AMWU National Assistant Secretary Glenn Thompson said the cutbacks came just one month after Qantas announced the closure of its heavy maintenance facility at Tullamarine, with the loss of some 400 jobs.

No Strategy

"For Qantas maintenance workers, it feels like their jobs have boarded an unpiloted, mystery flight with no strategic flight plan programmed in," Mr Thompson said.
"One month jobs are going from one area, next month jobs are arriving but being lost elsewhere.
"Our concern is firstly for these workers and their families but more broadly about a lack of strategic thinking for Australia's national aviation engineering and maintenance capacity."
"We have called upon Minister Albanese and the Government to convene an Aviation Industry round table to discuss the direction of the industry and to ensure that Australia has a capacity to maintain aircraft into the future."

Skilled workforce being lost

ETU National Industrial Officer Matt Murphy said Qantas has continued, without pause or any consultation, to further reduce its highly skilled and dedicated engineering workforce.

"Sooner or later, the question needs to be asked: with major Australian companies continually announcing restructures and cuts is this just the latest attack on Australian workers and their employment conditions?" Mr Murphy said.

Time for Qantas to come clean

AWU National Assistant Secretary Scott McDine said Qantas employs almost two­thirds of Australia's total aircraft maintenance workforce and is responsible for providing more than 50 per cent of the training and know how in the sector.

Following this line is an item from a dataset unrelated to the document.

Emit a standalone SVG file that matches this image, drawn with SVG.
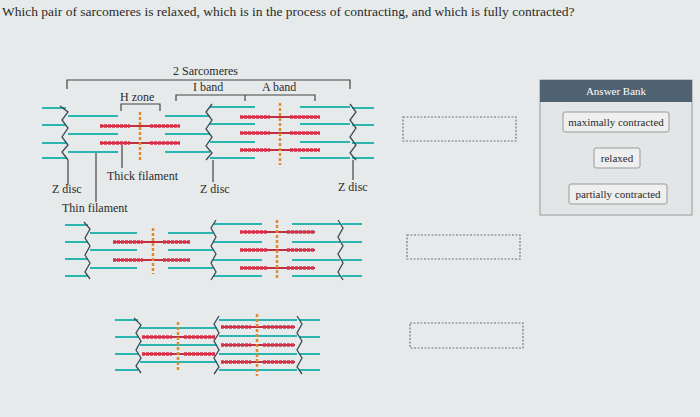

"We have major concerns that Qantas has no long term vision for its engineering operations," Mr McDine said.
"Qantas engineering is vital to Australia's ability to build and maintain its skills base in this sector.
"This is another blow to Qantas workers and their families and highlights the continued uncertainty that they face. It's time for Qantas to come clean with its long­term plans for its engineering operations".